A New Voice Might Be the Release This Team Needs

There’s a common refrain among fans: “You don’t just fire the coach and expect everything to magically get better.” And that’s true - if the coach isn’t part of the problem. But when the system itself is suppressing the very things your players do best, then yes, changing the voice can matter.

It might not be a cure-all. But it can be a spark.

And right now, the current voice behind the bench has admitted he doesn’t have the answers. That’s a tough spot for any team - especially one with this much talent.

Yes, the injuries are piling up. Yes, the pressure is high.

And yes, taking over this team midseason would be a challenge. But for someone like Boudreau?

Or Peter DeBoer? This might be the kind of opportunity you jump at.

Because the pieces are still here. Matthews.

Nylander.
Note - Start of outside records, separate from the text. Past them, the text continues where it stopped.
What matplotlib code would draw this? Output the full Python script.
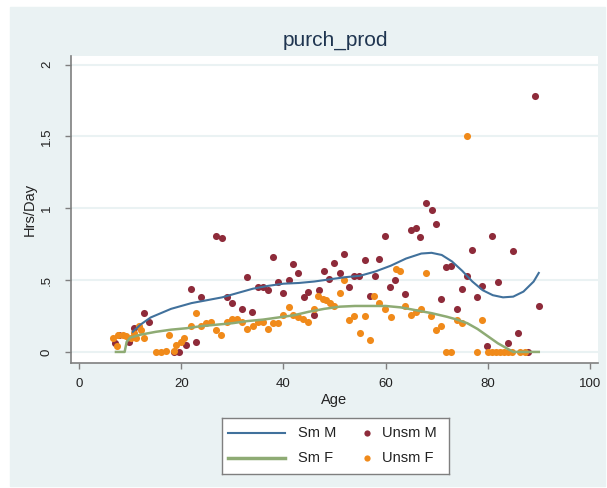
import matplotlib
matplotlib.use("Agg")
import matplotlib.pyplot as plt
from matplotlib.patches import Rectangle

plt.rcParams['font.family'] = ['Liberation Sans', 'DejaVu Sans']

# unsmoothed points, males
m_age = [7.0, 7.8, 9.8, 10.8, 12.7, 13.7, 18.6, 19.5, 20.9, 21.9, 22.8, 23.9, 26.8, 27.9,
         28.9, 29.9, 31.8, 32.9, 33.9, 35.0, 36.0, 36.9, 37.9, 39.0, 39.9, 41.0, 41.8,
         42.9, 44.0, 44.9, 45.9, 46.9, 48.0, 48.9, 49.9, 51.0, 51.8, 52.9, 53.8, 54.8,
         55.9, 56.9, 58.0, 58.8, 59.9, 60.9, 61.9, 63.9, 65.0, 66.0, 66.8, 68.0, 69.0,
         69.9, 70.9, 71.9, 72.9, 73.9, 75.0, 75.9, 76.9, 78.0, 78.9, 79.9, 80.9, 82.0,
         84.0, 85.0, 86.0, 87.9, 89.2, 90.0]
m_val = [0.06, 0.12, 0.07, 0.17, 0.27, 0.21, 0.0, 0.0, 0.05, 0.44, 0.07, 0.38, 0.81, 0.79,
         0.38, 0.34, 0.30, 0.52, 0.28, 0.45, 0.45, 0.43, 0.66, 0.49, 0.41, 0.50, 0.61,
         0.55, 0.38, 0.42, 0.26, 0.43, 0.56, 0.51, 0.62, 0.55, 0.68, 0.45, 0.53, 0.53,
         0.64, 0.39, 0.53, 0.65, 0.81, 0.45, 0.50, 0.40, 0.85, 0.86, 0.80, 1.04, 0.99,
         0.89, 0.37, 0.59, 0.60, 0.30, 0.44, 0.53, 0.71, 0.38, 0.46, 0.04, 0.81, 0.49,
         0.06, 0.70, 0.13, 0.0, 1.78, 0.32]

# unsmoothed points, females
f_age = [6.7, 7.5, 7.6, 8.5, 9.1, 10.1, 10.8, 11.1, 11.8, 12.1, 12.7, 15.0, 16.0, 17.0,
         17.6, 18.6, 19.0, 20.0, 20.6, 21.9, 22.9, 23.9, 24.9, 25.8, 26.8, 27.8, 29.0,
         30.0, 31.0, 31.8, 32.9, 34.0, 35.0, 36.0, 36.9, 37.9, 38.9, 39.9, 41.0, 41.8,
         42.8, 43.8, 44.8, 45.9, 46.7, 47.7, 48.4, 49.2, 49.9, 51.0, 51.8, 52.9, 53.8,
         54.9, 55.9, 56.9, 57.8, 58.8, 59.8, 61.0, 62.1, 62.9, 63.9, 64.9, 65.9, 66.9,
         68.0, 68.9, 69.9, 70.8, 71.9, 72.9, 73.9, 75.0, 75.9, 78.0, 78.9, 80.0, 80.8,
         81.6, 82.4, 83.2, 84.0, 84.8, 86.3, 87.3]
f_val = [0.10, 0.04, 0.12, 0.12, 0.11, 0.10, 0.13, 0.10, 0.18, 0.15, 0.10, 0.0, 0.0, 0.01,
         0.12, 0.01, 0.05, 0.07, 0.10, 0.18, 0.27, 0.18, 0.20, 0.21, 0.15, 0.12, 0.21,
         0.23, 0.23, 0.21, 0.16, 0.18, 0.21, 0.21, 0.16, 0.20, 0.20, 0.26, 0.31, 0.26,
         0.24, 0.23, 0.21, 0.30, 0.39, 0.37, 0.36, 0.34, 0.32, 0.41, 0.50, 0.22, 0.25,
         0.13, 0.25, 0.08, 0.39, 0.34, 0.30, 0.24, 0.58, 0.56, 0.32, 0.26, 0.28, 0.30,
         0.55, 0.25, 0.15, 0.18, 0.0, 0.0, 0.22, 0.20, 1.50, 0.0, 0.22, 0.0, 0.0,
         0.0, 0.0, 0.0, 0.0, 0.0, 0.0, 0.0]

# smoothed curves
sm_m_age = [10.5, 12, 14, 16, 18, 20, 22, 25, 28, 31, 34, 37, 40, 43, 46, 49, 52, 55, 58,
            61, 64, 67, 69, 71, 73, 75, 77, 79, 81, 83, 85, 87, 89, 90]
sm_m_val = [0.14, 0.19, 0.24, 0.27, 0.30, 0.32, 0.34, 0.36, 0.38, 0.41, 0.44, 0.46, 0.475,
            0.48, 0.49, 0.505, 0.52, 0.53, 0.56, 0.60, 0.65, 0.685, 0.69, 0.675, 0.63,
            0.565, 0.49, 0.43, 0.395, 0.38, 0.385, 0.42, 0.49, 0.55]
sm_f_age = [7.2, 8.9, 9.3, 10, 12, 15, 18, 21, 24, 27, 30, 33, 36, 39, 42, 45, 48, 51, 54,
            57, 60, 63, 66, 69, 72, 74, 76, 78, 80, 82, 84, 85, 90]
sm_f_val = [0.0, 0.0, 0.07, 0.10, 0.12, 0.14, 0.155, 0.165, 0.18, 0.19, 0.20, 0.215, 0.225,
            0.24, 0.255, 0.28, 0.30, 0.315, 0.32, 0.32, 0.32, 0.31, 0.29, 0.27, 0.245,
            0.225, 0.20, 0.16, 0.11, 0.06, 0.02, 0.0, 0.0]

x_ticks = [0, 20, 40, 60, 80, 100]
y_ticks = [0, 0.5, 1, 1.5, 2]
y_tick_labels = ['0', '.5', '1', '1.5', '2']

bg = '#EAF2F3'
blue = '#41719C'
green = '#8EAB74'
maroon = '#8E2B3A'
orange = '#F08A1A'
grey = '#7F7F7F'
txt = '#222222'

W, H = 607, 488
fig = plt.figure(figsize=(W / 100, H / 100), dpi=100, facecolor='white')
fig.patches.append(Rectangle((10 / W, 1 - 486 / H), 595 / W, 479 / H,
                             transform=fig.transFigure, color=bg, zorder=-1))

ax = fig.add_axes([71 / W, 1 - 363 / H, 527 / W, 307 / H])
ax.set_facecolor('white')

for yt in y_ticks:
    ax.axhline(yt, color=bg, lw=1.5, zorder=0)

ax.plot(sm_m_age, sm_m_val, color=blue, lw=1.5, zorder=3)
ax.plot(sm_f_age, sm_f_val, color=green, lw=1.8, zorder=3)
ax.scatter(m_age, m_val, s=26, color=maroon, lw=0, zorder=2)
ax.scatter(f_age, f_val, s=26, color=orange, lw=0, zorder=2)

ax.set_xlim(-1.6, 101.6)
ax.set_ylim(-0.077, 2.06)
ax.set_xticks(x_ticks)
ax.set_yticks(y_ticks)
ax.set_yticklabels(y_tick_labels, rotation=90, va='center')

for s in ['top', 'right']:
    ax.spines[s].set_visible(False)
for s in ['left', 'bottom']:
    ax.spines[s].set_color(grey)
    ax.spines[s].set_linewidth(1.2)
ax.tick_params(colors=grey, length=4, width=1, labelcolor=txt, labelsize=9.5)
ax.tick_params(axis='x', pad=7)
ax.tick_params(axis='y', pad=9)

ax.set_xlabel('Age', fontsize=10.5, color=txt, labelpad=2)
ax.set_ylabel('Hrs/Day', fontsize=10.5, color=txt)
ax.yaxis.set_label_coords((37 - 71) / 527, 0.5)

fig.text(335 / W, 1 - 40 / H, 'purch_prod', ha='center', va='center',
         fontsize=15, color='#1F3550')

# legend box, drawn in its own pixel-unit axes
lg = fig.add_axes([222 / W, 1 - 474 / H, 227 / W, 56 / H])
lg.set_xlim(0, 227)
lg.set_ylim(0, 56)
lg.set_xticks([])
lg.set_yticks([])
lg.set_facecolor('white')
for s in lg.spines.values():
    s.set_color(grey)
    s.set_linewidth(1.0)
lg.plot([6, 63], [41, 41], color=blue, lw=1.5)
lg.plot([6, 63], [16, 16], color=green, lw=2.5)
lg.plot([145], [41], 'o', color=maroon, markersize=4.5, markeredgewidth=0)
lg.plot([145], [16], 'o', color=orange, markersize=4.5, markeredgewidth=0)
for x, y, label in [(76, 41, 'Sm M'), (76, 16, 'Sm F'), (160, 41, 'Unsm M'), (160, 16, 'Unsm F')]:
    lg.text(x, y, label, fontsize=10.5, color=txt, va='center', ha='left')

fig.savefig('out.png', dpi=100, facecolor=fig.get_facecolor())
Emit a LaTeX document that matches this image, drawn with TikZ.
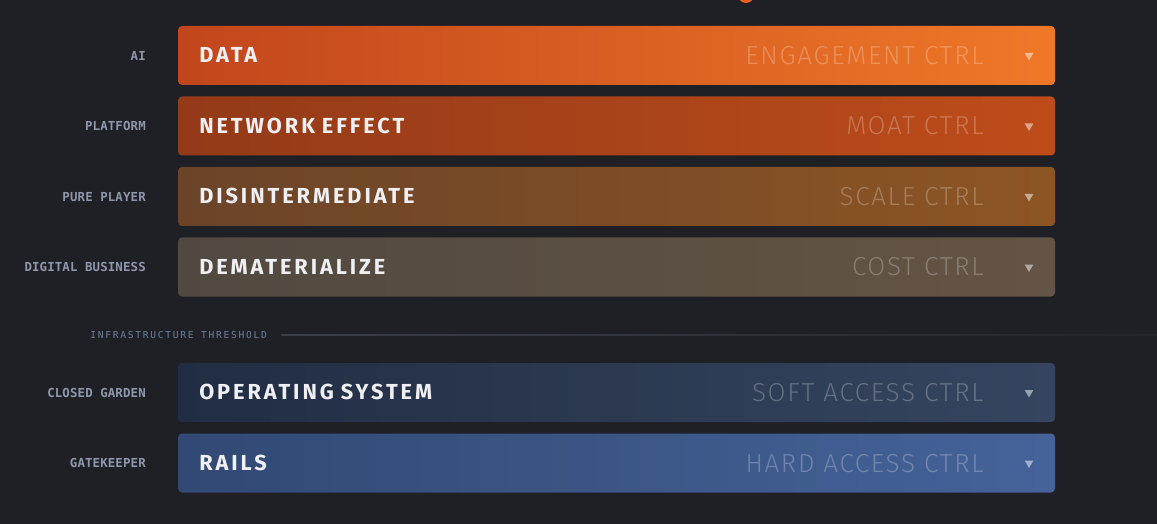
\documentclass[tikz,border=0pt]{standalone}
\usepackage{fontspec}
\usetikzlibrary{shapes.geometric}
\setmainfont{Fira Sans}
\newfontfamily\titlefont[LetterSpace=13.5,WordSpace=0.85]{Fira Sans}
\newfontfamily\ctrlfont[LetterSpace=6.5]{Fira Sans Light}
\newfontfamily\labfont[LetterSpace=1]{DejaVu Sans Mono}
\newfontfamily\thrfont[LetterSpace=18]{DejaVu Sans Mono}

\definecolor{bg}{HTML}{1F2025}
\definecolor{labgray}{HTML}{8E97AB}
\definecolor{thrblue}{HTML}{6E7F9C}
\definecolor{rulegray}{HTML}{3C3E46}
\definecolor{titlewhite}{HTML}{F0F0F4}
\definecolor{dotorange}{HTML}{E8601C}
\definecolor{dataL}{HTML}{C2461C}
\definecolor{dataR}{HTML}{EF7828}
\definecolor{netL}{HTML}{933A18}
\definecolor{netR}{HTML}{BE4C1A}
\definecolor{disL}{HTML}{6B4428}
\definecolor{disR}{HTML}{8D5524}
\definecolor{demL}{HTML}{514940}
\definecolor{demR}{HTML}{645445}
\definecolor{osL}{HTML}{212D43}
\definecolor{osR}{HTML}{36455F}
\definecolor{railL}{HTML}{314973}
\definecolor{railR}{HTML}{45639A}

\tikzset{
  bar/.style={rectangle, rounded corners=3pt, inner sep=0pt,
    minimum width=657.75pt, minimum height=44.25pt},
  bartitle/.style={anchor=west, inner sep=0pt, text=titlewhite,
    font=\titlefont\bfseries\fontsize{16.3pt}{16.3pt}\selectfont,
    text height=11.2pt, text depth=0pt},
  ctrl/.style={anchor=east, inner sep=0pt, text=white, text opacity=0.25,
    font=\ctrlfont\fontsize{19.5pt}{19.5pt}\selectfont,
    text height=13.5pt, text depth=0pt},
  drop/.style={regular polygon, regular polygon sides=3, shape border rotate=180,
    inner sep=0pt, minimum size=7.5pt, fill=white, fill opacity=0.5},
  tier/.style={anchor=east, inner sep=0pt, text=labgray,
    font=\labfont\bfseries\fontsize{9.3pt}{9.3pt}\selectfont,
    text height=6.8pt, text depth=0pt}
}

\begin{document}
\begin{tikzpicture}[x=0.75pt,y=-0.75pt]
		%background
		\fill[bg] (0,0) rectangle (1157,524);
		\useasboundingbox (0,0) rectangle (1157,524);
		\fill[dotorange] (746,-5) circle (8);
		
		%data
		\node[bar, left color=dataL, right color=dataR] (data) at (616.5,55.5) {};
		\node[bartitle] (dataT) at (199,55.5) {DATA};
		\node[ctrl] (dataC) at (984,55.5) {ENGAGEMENT CTRL};
		\node[drop] (dataD) at (1029,55.5) {};
		\node[tier] (dataL) at (146,55.5) {AI};
		
		%network effect
		\node[bar, left color=netL, right color=netR] (net) at (616.5,126) {};
		\node[bartitle] (netT) at (199,126) {NETWORK EFFECT};
		\node[ctrl] (netC) at (984,126) {MOAT CTRL};
		\node[drop] (netD) at (1029,126) {};
		\node[tier] (netL) at (146,126) {PLATFORM};
		
		%disintermediate
		\node[bar, left color=disL, right color=disR] (dis) at (616.5,196.5) {};
		\node[bartitle] (disT) at (199,196.5) {DISINTERMEDIATE};
		\node[ctrl] (disC) at (984,196.5) {SCALE CTRL};
		\node[drop] (disD) at (1029,196.5) {};
		\node[tier] (disL) at (146,196.5) {PURE PLAYER};
		
		%dematerialize
		\node[bar, left color=demL, right color=demR] (dem) at (616.5,267) {};
		\node[bartitle] (demT) at (199,267) {DEMATERIALIZE};
		\node[ctrl] (demC) at (984,267) {COST CTRL};
		\node[drop] (demD) at (1029,267) {};
		\node[tier] (demL) at (146,267) {DIGITAL BUSINESS};
		
		%threshold
		\node[anchor=west, inner sep=0pt, text=thrblue,
		  font=\thrfont\fontsize{7.2pt}{7.2pt}\selectfont,
		  text height=5.2pt, text depth=0pt] (thr) at (90,335) {INFRASTRUCTURE THRESHOLD};
		\coordinate (thrEnd) at (1157,335);
		\shade[left color=rulegray, right color=bg!80!rulegray]
		  ([xshift=10.5pt,yshift=0.6pt]thr.east) rectangle ([yshift=-0.6pt]thrEnd);
		
		%operating system
		\node[bar, left color=osL, right color=osR] (os) at (616.5,392.5) {};
		\node[bartitle] (osT) at (199,392.5) {OPERATING SYSTEM};
		\node[ctrl] (osC) at (984,392.5) {SOFT ACCESS CTRL};
		\node[drop] (osD) at (1029,392.5) {};
		\node[tier] (osL) at (146,392.5) {CLOSED GARDEN};
		
		%rails
		\node[bar, left color=railL, right color=railR] (rail) at (616.5,463) {};
		\node[bartitle] (railT) at (199,463) {RAILS};
		\node[ctrl] (railC) at (984,463) {HARD ACCESS CTRL};
		\node[drop] (railD) at (1029,463) {};
		\node[tier] (railL) at (146,463) {GATEKEEPER};
		
\end{tikzpicture}
\end{document}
Tavares.

Knies. Cowan.

Maccelli. There’s speed.

There’s skill. There’s upside.

What’s missing is permission - permission to play loose, to take risks, to make mistakes without fear of being stapled to the bench.

Risk Isn’t Reckless - It’s Necessary

Let’s get one thing straight: playing with risk isn’t the same as playing recklessly. Risk is part of the game - especially when you believe your top players are better than the other team’s.

You let them push the pace. You let them make plays.

You don’t coach the creativity out of them.

This Leafs roster isn’t built to win by avoiding errors. It’s built to win by outscoring you.

By overwhelming you. And when they’re confident, they can do that.

It wasn’t that long ago we were talking about Matthews in the same breath as Ovechkin. The guy who nearly hit 70 goals.

The Hart Trophy winner. That player didn’t just vanish.

He’s still there - but he needs the room to breathe.

It Might Not Be Perfect - But It Can’t Be Worse

Maybe a coaching change doesn’t fix everything. Maybe it only works for a few weeks. But at this point, the Leafs have to ask themselves: can it really be worse than watching this group play scared, tentative, and - let’s be honest - boring?

Let them go. Let them play. Let’s find out what this team actually is before the season slips away.

Because with the right push, this team still has the talent to be dangerous. They just need someone to remind them.